Because a new home is built by dozens of separate crews on a tight schedule, and the municipal inspection only confirms minimum code, not the day-to-day quality you're paying for. Brand-new DFW homes routinely have roofing, HVAC, drainage, and behind-the-wall issues that no one catches unless a buyer's inspector is looking. (More on this: do I need an inspection on a brand-new home in DFW?)
Mistake #2: Choosing an inspector on price alone
This is the one that quietly costs the most. When buyers treat a home inspection as a box to check, they call around for the lowest number and book whoever's cheapest.

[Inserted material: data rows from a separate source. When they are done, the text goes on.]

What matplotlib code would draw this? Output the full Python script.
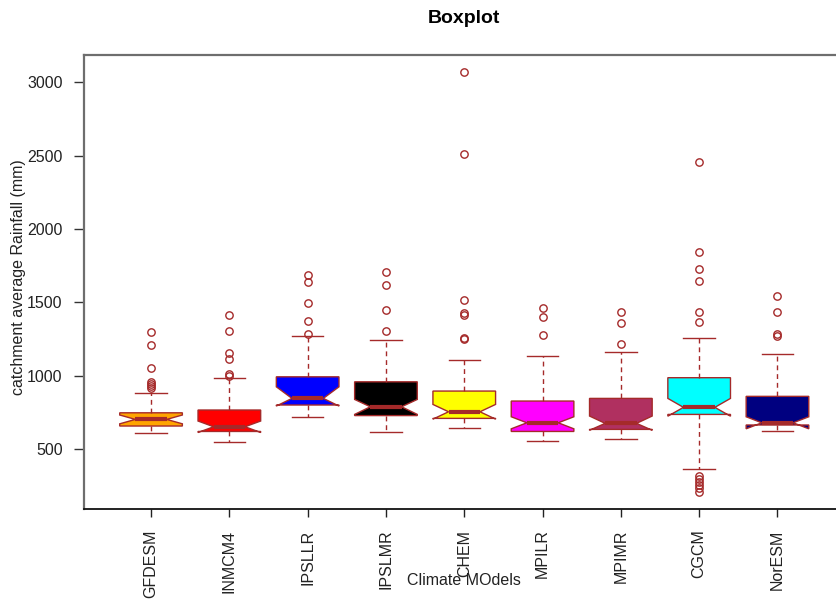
import matplotlib
matplotlib.use("Agg")
import matplotlib.pyplot as plt

plt.rcParams['font.family'] = ['Liberation Sans', 'DejaVu Sans']

# Rainfall summaries (mm) for each climate model
models = ["GFDESM", "INMCM4", "IPSLLR", "IPSLMR", "CHEM",
          "MPILR", "MPIMR", "CGCM", "NorESM"]
fill_colors = ["#FFA500", "#FF0000", "#0000FF", "#000000", "#FFFF00",
               "#FF00FF", "#B03060", "#00FFFF", "#000080"]

whisker_low = [613, 552, 722, 620, 643, 556, 570, 366, 625]
hinge_low = [659, 622, 802, 730, 711, 622, 636, 738, 666]
medians = [704, 654, 847, 790, 756, 681, 677, 786, 681]
hinge_high = [749, 768, 994, 960, 897, 829, 847, 988, 861]
whisker_high = [881, 988, 1272, 1245, 1106, 1138, 1161, 1258, 1151]
notch_low = [674, 615, 795, 738, 706, 640, 630, 726, 640]
notch_high = [734, 693, 926, 840, 806, 722, 727, 847, 722]

outliers_gfdesm = [1299, 1208, 1056, 962, 945, 930, 915]
outliers_inmcm4 = [1413, 1306, 1154, 1115, 1011, 999]
outliers_ipsllr = [1687, 1640, 1494, 1376, 1285]
outliers_ipslmr = [1708, 1619, 1451, 1306]
outliers_chem = [3070, 2514, 1515, 1430, 1413, 1256, 1250]
outliers_mpilr = [1460, 1403, 1277]
outliers_mpimr = [1437, 1360, 1215]
outliers_cgcm = [2459, 1846, 1728, 1647, 1437, 1367,
                 320, 295, 275, 255, 240, 208]
outliers_noresm = [1542, 1437, 1283, 1270]
outliers = [outliers_gfdesm, outliers_inmcm4, outliers_ipsllr,
            outliers_ipslmr, outliers_chem, outliers_mpilr,
            outliers_mpimr, outliers_cgcm, outliers_noresm]

y_ticks = [500, 1000, 1500, 2000, 2500, 3000]

W, H = 836, 601
fig = plt.figure(figsize=(W / 100, H / 100), dpi=100)
ax_left, ax_right = 83.7, 844.8
ax_top, ax_bottom = 55.0, 509.3
ax = fig.add_axes([ax_left / W, 1 - ax_bottom / H,
                   (ax_right - ax_left) / W, (ax_bottom - ax_top) / H])

stats = []
for i, name in enumerate(models):
    stats.append(dict(label=name, whislo=whisker_low[i], q1=hinge_low[i],
                      med=medians[i], q3=hinge_high[i],
                      whishi=whisker_high[i], cilo=notch_low[i],
                      cihi=notch_high[i], fliers=outliers[i]))

border = "#A52A2A"
positions = list(range(1, len(models) + 1))
bp = ax.bxp(stats, positions=positions, widths=0.8, capwidths=0.4,
            shownotches=True, patch_artist=True,
            boxprops=dict(edgecolor=border, linewidth=1.0),
            whiskerprops=dict(color=border, linestyle=(0, (3.5, 2.8)),
                              linewidth=1.0),
            capprops=dict(color=border, linewidth=1.0),
            medianprops=dict(color=border, linewidth=3.0,
                             solid_capstyle="butt"),
            flierprops=dict(marker="o", markerfacecolor="none",
                            markeredgecolor=border, markersize=5.3,
                            markeredgewidth=1.0, linestyle="none"))
for patch, c in zip(bp["boxes"], fill_colors):
    patch.set_facecolor(c)

ax.set_xlim(0.14, 9.86)
ax.set_ylim(92, 3185)
ax.set_yticks(y_ticks)
ax.set_yticklabels([str(t) for t in y_ticks])
ax.set_xticks(positions)
ax.set_xticklabels(models, rotation=90, va="top", ha="center")

ax.tick_params(axis="y", length=7.2, width=1.0, pad=7.9, labelsize=11.5,
               color="#333333", labelcolor="#222222")
ax.tick_params(axis="x", length=6.0, width=1.0, pad=8.6, labelsize=11.5,
               color="#222222", labelcolor="#222222")

for side in ("left", "top"):
    ax.spines[side].set_color("#6e6e6e")
    ax.spines[side].set_linewidth(1.6)
ax.spines["bottom"].set_color("#111111")
ax.spines["bottom"].set_linewidth(1.3)
ax.spines["right"].set_visible(False)

fig.text(464 / W, 1 - 23.3 / H, "Boxplot", ha="center", va="baseline",
         fontsize=14, fontweight="bold", color="black")
fig.text(463.5 / W, 1 - 585 / H, "Climate MOdels", ha="center",
         va="baseline", fontsize=11.5, color="#222222")
fig.text(19 / W, 1 - 277 / H, "catchment average Rainfall (mm)",
         ha="center", va="center", rotation=90, fontsize=11.5,
         color="#222222")

fig.savefig("out.png", dpi=100)
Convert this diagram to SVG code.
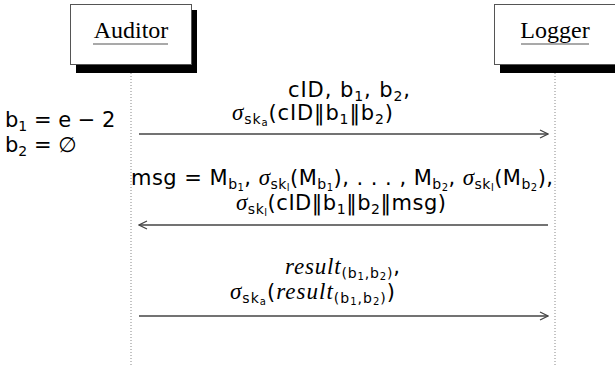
<svg xmlns="http://www.w3.org/2000/svg" width="615" height="367" viewBox="0 0 615 367">
<style>
.box{fill:#fff;stroke:#555;stroke-width:1}
.shadow{fill:#000}
.name{font-family:"Liberation Serif","Times New Roman",serif;font-size:24px;fill:#000}
.ul{stroke:#555;stroke-width:1.2}
.life{stroke:#888;stroke-width:1;stroke-dasharray:1 2}
.msg{stroke:#444;stroke-width:1.3;fill:none}
.m{font-family:"DejaVu Sans","Liberation Sans",sans-serif;font-size:21px;fill:#000}
.g{font-family:"Liberation Serif","Times New Roman",serif;font-style:italic;font-size:23px}
.s{font-size:14px}
.ss{font-size:10px}
</style>
<defs>
<marker id="ah" markerWidth="10" markerHeight="10" refX="9" refY="5" orient="auto" markerUnits="userSpaceOnUse">
<path d="M1,1 L9,5 L1,9" fill="none" stroke="#444" stroke-width="1.2"/>
</marker>
</defs>
<g id="auditor">
<rect class="shadow" x="76" y="10" width="121" height="63"/>
<rect class="box" x="70.5" y="4.5" width="121" height="60"/>
<text class="name" x="131" y="38" text-anchor="middle">Auditor</text>
<line class="ul" x1="93" y1="44" x2="168" y2="44"/>
<line class="life" x1="131" y1="73" x2="131" y2="367"/>
</g>
<g id="logger">
<rect class="shadow" x="500" y="10" width="121" height="63"/>
<rect class="box" x="494.5" y="4.5" width="121" height="60"/>
<text class="name" x="555" y="38" text-anchor="middle">Logger</text>
<line class="ul" x1="521" y1="44" x2="589" y2="44"/>
<line class="life" x1="555" y1="73" x2="555" y2="367"/>
</g>
<g id="note">
<text class="m" x="5" y="127">b<tspan class="s" dy="4">1</tspan><tspan dy="-4"> = e − 2</tspan></text>
<text class="m" x="5" y="152">b<tspan class="s" dy="4">2</tspan><tspan dy="-4"> = ∅</tspan></text>
</g>
<g id="connectors">
<line class="msg" x1="139" y1="134" x2="548" y2="134" marker-end="url(#ah)"/>
<line class="msg" x1="548" y1="225" x2="139" y2="225" marker-end="url(#ah)"/>
<line class="msg" x1="139" y1="316" x2="548" y2="316" marker-end="url(#ah)"/>
</g>
<g id="label1">
<text class="m" x="288" y="97" textLength="122" lengthAdjust="spacing">cID, b<tspan class="s" dy="4">1</tspan><tspan dy="-4">, b</tspan><tspan class="s" dy="4">2</tspan><tspan dy="-4">,</tspan></text>
<text class="m" x="232" y="120" textLength="161" lengthAdjust="spacing"><tspan class="g">σ</tspan><tspan class="s" dy="4">sk</tspan><tspan class="ss" dy="2">a</tspan><tspan dy="-6">(cID‖b</tspan><tspan class="s" dy="4">1</tspan><tspan dy="-4">‖b</tspan><tspan class="s" dy="4">2</tspan><tspan dy="-4">)</tspan></text>
</g>
<g id="label2">
<text class="m" x="131" y="185" textLength="422" lengthAdjust="spacing">msg = M<tspan class="s" dy="4">b</tspan><tspan class="ss" dy="2">1</tspan><tspan dy="-6">, </tspan><tspan class="g">σ</tspan><tspan class="s" dy="4">sk</tspan><tspan class="ss" dy="2">l</tspan><tspan dy="-6">(M</tspan><tspan class="s" dy="4">b</tspan><tspan class="ss" dy="2">1</tspan><tspan dy="-6">), . . . , M</tspan><tspan class="s" dy="4">b</tspan><tspan class="ss" dy="2">2</tspan><tspan dy="-6">, </tspan><tspan class="g">σ</tspan><tspan class="s" dy="4">sk</tspan><tspan class="ss" dy="2">l</tspan><tspan dy="-6">(M</tspan><tspan class="s" dy="4">b</tspan><tspan class="ss" dy="2">2</tspan><tspan dy="-6">),</tspan></text>
<text class="m" x="236" y="210" textLength="210" lengthAdjust="spacing"><tspan class="g">σ</tspan><tspan class="s" dy="4">sk</tspan><tspan class="ss" dy="2">l</tspan><tspan dy="-6">(cID‖b</tspan><tspan class="s" dy="4">1</tspan><tspan dy="-4">‖b</tspan><tspan class="s" dy="4">2</tspan><tspan dy="-4">‖msg)</tspan></text>
</g>
<g id="label3">
<text class="m" x="285" y="274" textLength="115" lengthAdjust="spacing"><tspan class="g">result</tspan><tspan class="s" dy="4">(b</tspan><tspan class="ss" dy="2">1</tspan><tspan class="s" dy="-2">,b</tspan><tspan class="ss" dy="2">2</tspan><tspan class="s" dy="-2">)</tspan><tspan dy="-4">,</tspan></text>
<text class="m" x="230" y="299" textLength="165" lengthAdjust="spacing"><tspan class="g">σ</tspan><tspan class="s" dy="4">sk</tspan><tspan class="ss" dy="2">a</tspan><tspan dy="-6">(</tspan><tspan class="g">result</tspan><tspan class="s" dy="4">(b</tspan><tspan class="ss" dy="2">1</tspan><tspan class="s" dy="-2">,b</tspan><tspan class="ss" dy="2">2</tspan><tspan class="s" dy="-2">)</tspan><tspan dy="-4">)</tspan></text>
</g>
</svg>
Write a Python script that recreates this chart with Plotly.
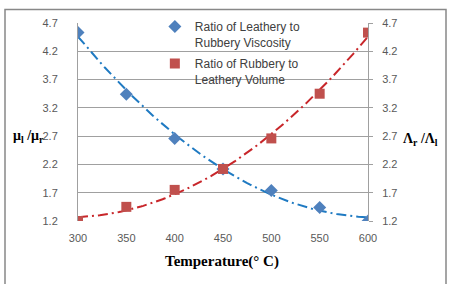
import numpy as np
import plotly.graph_objects as go

temperature = [300, 350, 400, 450, 500, 550, 600]
viscosity_ratio = [4.53, 3.44, 2.66, 2.12, 1.74, 1.44, 1.20]
volume_ratio = [1.20, 1.45, 1.75, 2.12, 2.66, 3.45, 4.53]
y_ticks = [1.2, 1.7, 2.2, 2.7, 3.2, 3.7, 4.2, 4.7]
x_ticks = [300, 350, 400, 450, 500, 550, 600]

# polynomial (order 2) trendlines fitted to the data, as in the original spreadsheet chart
xs = np.linspace(300, 600, 121)
fit_b = np.polyval(np.polyfit(temperature, viscosity_ratio, 2), xs)
fit_r = np.polyval(np.polyfit(temperature, volume_ratio, 2), xs)

DASH = "10px,4px,2px,4px"

fig = go.Figure()
fig.add_trace(go.Scatter(x=xs, y=fit_b, mode="lines", showlegend=False,
                         line=dict(color="#1F7AC2", width=2, dash=DASH), hoverinfo="skip"))
fig.add_trace(go.Scatter(x=xs, y=fit_r, mode="lines", showlegend=False,
                         line=dict(color="#C8262A", width=2, dash=DASH), hoverinfo="skip",
                         yaxis="y2"))
fig.add_trace(go.Scatter(x=temperature, y=viscosity_ratio, mode="markers",
                         name="Ratio of Leathery to<br>Rubbery Viscosity", legendgroup="a",
                         marker=dict(symbol="diamond", size=10, color="#4F81BD")))
fig.add_trace(go.Scatter(x=temperature, y=volume_ratio, mode="markers",
                         name="Ratio of Rubbery to<br>Leathery Volume", legendgroup="b",
                         marker=dict(symbol="square", size=10, color="#C0504D"),
                         yaxis="y2"))

tickfont = dict(family="Liberation Sans", size=11, color="#595959")
fig.update_layout(
    width=452, height=284,
    margin=dict(l=78, r=84, t=17, b=63),
    paper_bgcolor="white", plot_bgcolor="white",
    xaxis=dict(range=[300, 600], tickvals=x_ticks, showgrid=False, zeroline=False,
               showline=False, ticks="", tickfont=tickfont, ticklabelstandoff=9),
    yaxis=dict(range=[1.2, 4.7], tickvals=y_ticks, ticktext=[f"{v:.1f}" for v in y_ticks],
               showgrid=True, gridcolor="#A0A0A0", gridwidth=1, zeroline=False,
               showline=True, linecolor="#A0A0A0", linewidth=1, ticks="",
               tickfont=tickfont, ticklabelstandoff=17),
    yaxis2=dict(range=[1.2, 4.7], tickvals=y_ticks, ticktext=[f"{v:.1f}" for v in y_ticks],
                overlaying="y", side="right", showgrid=False, zeroline=False,
                showline=True, linecolor="#A0A0A0", linewidth=1, ticks="outside",
                ticklen=4, tickcolor="#A0A0A0", tickfont=tickfont, ticklabelstandoff=7),
    legend=dict(x=0.265, y=1.055, xanchor="left", yanchor="top", bgcolor="rgba(0,0,0,0)",
                font=dict(family="Liberation Sans", size=12, color="#404040"),
                itemwidth=30, tracegroupgap=3, valign="top", traceorder="grouped"),
    showlegend=True,
)

titlefont = dict(family="Liberation Serif", size=14, color="black")
fig.add_annotation(text="<b>μ<sub>l</sub> /μ<sub>r</sub></b>", xref="paper", yref="paper",
                   x=(28 - 78) / 290, y=(221 - 134) / 204, showarrow=False, font=titlefont,
                   xanchor="center", yanchor="middle")
fig.add_annotation(text="<b>Λ<sub>r</sub> /Λ<sub>l</sub></b>", xref="paper", yref="paper",
                   x=(420 - 78) / 290, y=(221 - 137) / 204, showarrow=False, font=titlefont,
                   xanchor="center", yanchor="middle")
fig.add_annotation(text="<b>Temperature(° C)</b>", xref="paper", yref="paper",
                   x=(222 - 78) / 290, y=(221 - 263) / 204, showarrow=False,
                   font=dict(family="Liberation Serif", size=15, color="black"),
                   xanchor="center", yanchor="middle")

fig.add_shape(type="rect", xref="paper", yref="paper",
              x0=(5 - 78) / 290, x1=(446 - 78) / 290, y0=-0.4, y1=1 + 14 / 204,
              line=dict(color="#888888", width=1.5), layer="below")

fig.write_html("out.html")
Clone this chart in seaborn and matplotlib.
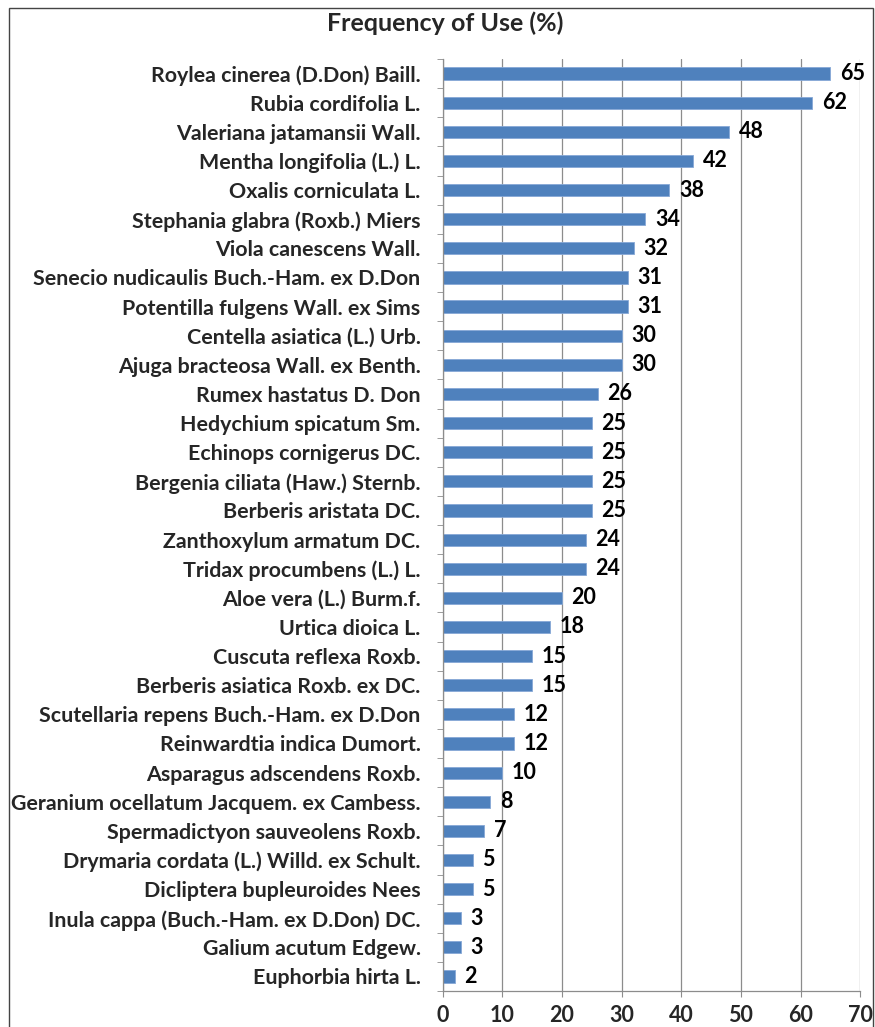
import numpy as np
import pandas as pd
import matplotlib
matplotlib.use("Agg")
import matplotlib.pyplot as plt
import seaborn as sns
from matplotlib.patches import Rectangle

# data (top to bottom)
species = [
    "Roylea cinerea (D.Don) Baill.",
    "Rubia cordifolia L.",
    "Valeriana jatamansii Wall.",
    "Mentha longifolia (L.) L.",
    "Oxalis corniculata L.",
    "Stephania glabra (Roxb.) Miers",
    "Viola canescens Wall.",
    "Senecio nudicaulis Buch.-Ham. ex D.Don",
    "Potentilla fulgens Wall. ex Sims",
    "Centella asiatica (L.) Urb.",
    "Ajuga bracteosa Wall. ex Benth.",
    "Rumex hastatus D. Don",
    "Hedychium spicatum Sm.",
    "Echinops cornigerus DC.",
    "Bergenia ciliata (Haw.) Sternb.",
    "Berberis aristata DC.",
    "Zanthoxylum armatum DC.",
    "Tridax procumbens (L.) L.",
    "Aloe vera (L.) Burm.f.",
    "Urtica dioica L.",
    "Cuscuta reflexa Roxb.",
    "Berberis asiatica Roxb. ex DC.",
    "Scutellaria repens Buch.-Ham. ex D.Don",
    "Reinwardtia indica Dumort.",
    "Asparagus adscendens Roxb.",
    "Geranium ocellatum Jacquem. ex Cambess.",
    "Spermadictyon sauveolens Roxb.",
    "Drymaria cordata (L.) Willd. ex Schult.",
    "Dicliptera bupleuroides Nees",
    "Inula cappa (Buch.-Ham. ex D.Don) DC.",
    "Galium acutum Edgew.",
    "Euphorbia hirta L.",
]
freq = [65, 62, 48, 42, 38, 34, 32, 31, 31, 30, 30, 26, 25, 25, 25, 25,
        24, 24, 20, 18, 15, 15, 12, 12, 10, 8, 7, 5, 5, 3, 3, 2]
x_ticks = [0, 10, 20, 30, 40, 50, 60, 70]

df = pd.DataFrame({"species": species, "freq": freq})

sns.set_style("white")
plt.rcParams["font.family"] = ["Lato", "DejaVu Sans"]
plt.rcParams["font.weight"] = "bold"

fig = plt.figure(figsize=(8.75, 10.27), dpi=100)
ax = fig.add_axes([0.506, 0.035, 0.477, 0.9075])

sns.barplot(data=df, x="freq", y="species", orient="h", color="#4F81BD",
            width=0.42, edgecolor="#86A8D6", linewidth=0.6, saturation=1, ax=ax)

ax.set_xlim(0, 70)
ax.set_xticks(x_ticks)
ax.set_ylim(len(species) - 0.5, -0.5)
ax.grid(axis="x", color="#8C8C8C", linewidth=0.9)
ax.set_axisbelow(True)
ax.set_xlabel("")
ax.set_ylabel("")

for s in ["top", "right"]:
    ax.spines[s].set_visible(False)
for s in ["left", "bottom"]:
    ax.spines[s].set_color("#8C8C8C")
    ax.spines[s].set_linewidth(0.9)

# excel style ticks between categories
ax.set_yticks(np.arange(len(species) + 1) - 0.5, minor=True)
ax.tick_params(axis="y", which="major", length=0, pad=16, labelsize=15.4)
ax.tick_params(axis="y", which="minor", length=4, color="#8C8C8C", left=True)
ax.tick_params(axis="x", which="major", length=4, color="#8C8C8C", bottom=True,
               pad=6, labelsize=15.5)
for lab in ax.get_yticklabels() + ax.get_xticklabels():
    lab.set_fontweight("bold")

for i, v in enumerate(freq):
    ax.text(v + 1.6, i, str(v), va="center", ha="left", fontsize=15.5,
            fontweight="bold", color="black")

fig.text(0.509, 0.977, "Frequency of Use (%)", ha="center", va="center",
         fontsize=18, fontweight="bold")

fig.patches.append(Rectangle((0.0105, -0.01), 0.987, 1.002, transform=fig.transFigure,
                             fill=False, edgecolor="#444444", linewidth=1.0))

fig.savefig("out.png", dpi=100)
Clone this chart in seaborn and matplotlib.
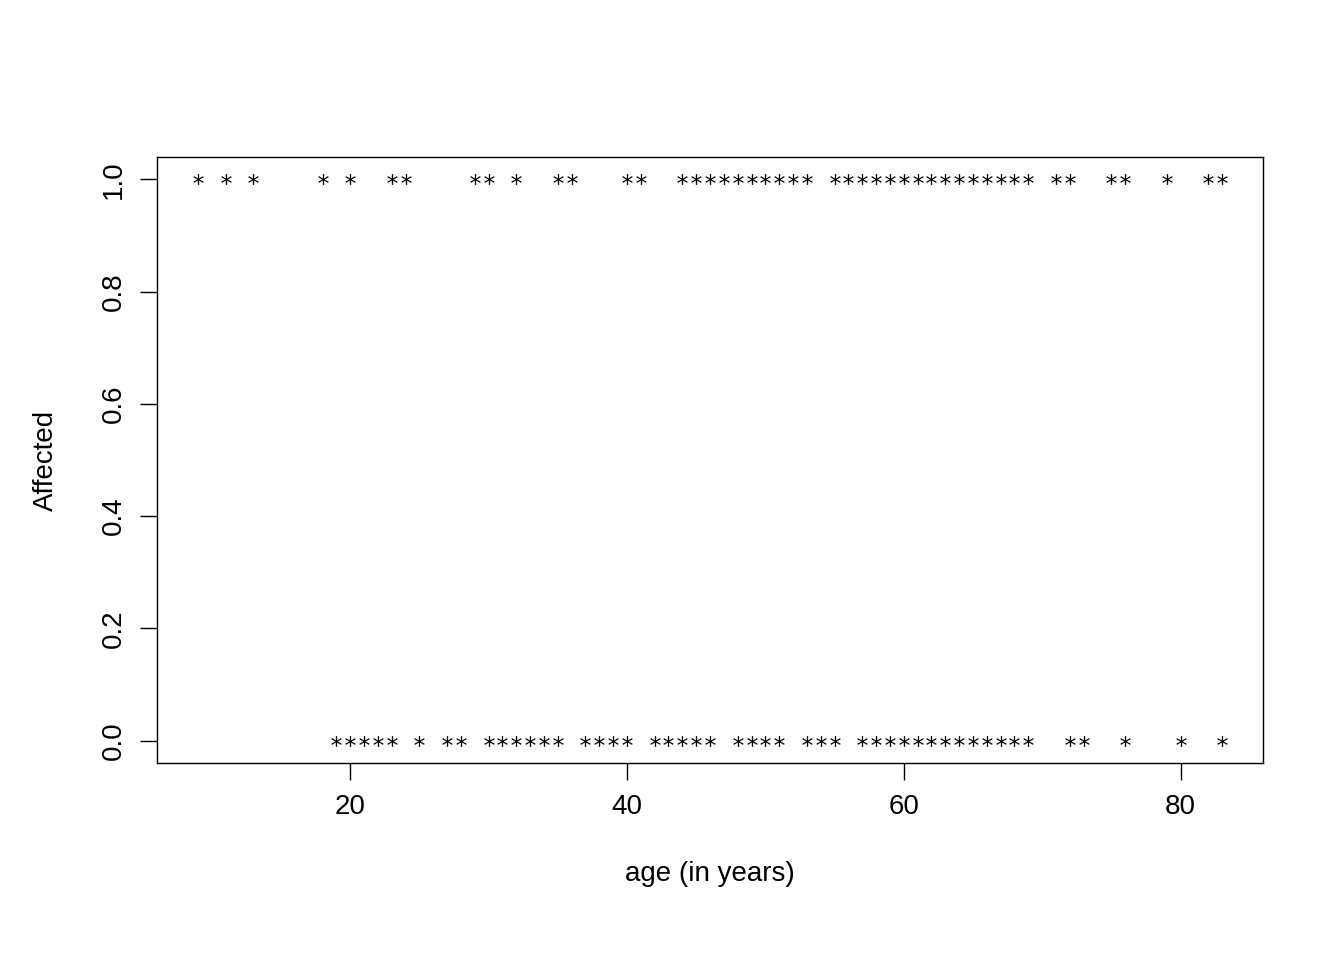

The problem: an inspection is only as good as the inspector. A rushed, hour-long walkthrough with a thin checklist and a few phone photos is a very different product from a thorough, multi-hour inspection with a detailed, photo-rich report. On the largest purchase of your life, a difference of a hundred dollars is not where you want to economize.
Before you book, look past the price and check:
- A current Texas (TREC) license and standing
- Credentials and continuing education (for example, InterNACHI certification)
- A real sample report you can actually read, not just a promise of one
- Time on site and whether they use tools like thermal imaging
- Specific new-construction experience (pre-drywall and warranty inspections are their own skill set)
The cheapest report is worthless if it misses the defect that costs you thousands a year after closing. Judge inspectors on thoroughness and credentials first, price second.
Mistake #3: Waiting until closing to inspect
Most buyers only think about an inspection right before they sign. By then, the walls are closed, the warranty clock is about to start, and your leverage is nearly gone.
There are three moments to inspect a new build in Dallas-Fort Worth, and the first two are the most valuable:
- Pre-drywall - before the walls close up, while framing, wiring, and plumbing are still visible.
- Final - the finished home before closing.
- 11-month warranty - just before your first-year builder warranty expires, so the builder fixes defects on their dime.
The takeaway
New doesn't mean flawless, an inspection isn't optional, and the inspector you choose matters as much as whether you get one. Get all three right and you close with confidence instead of a surprise repair bill.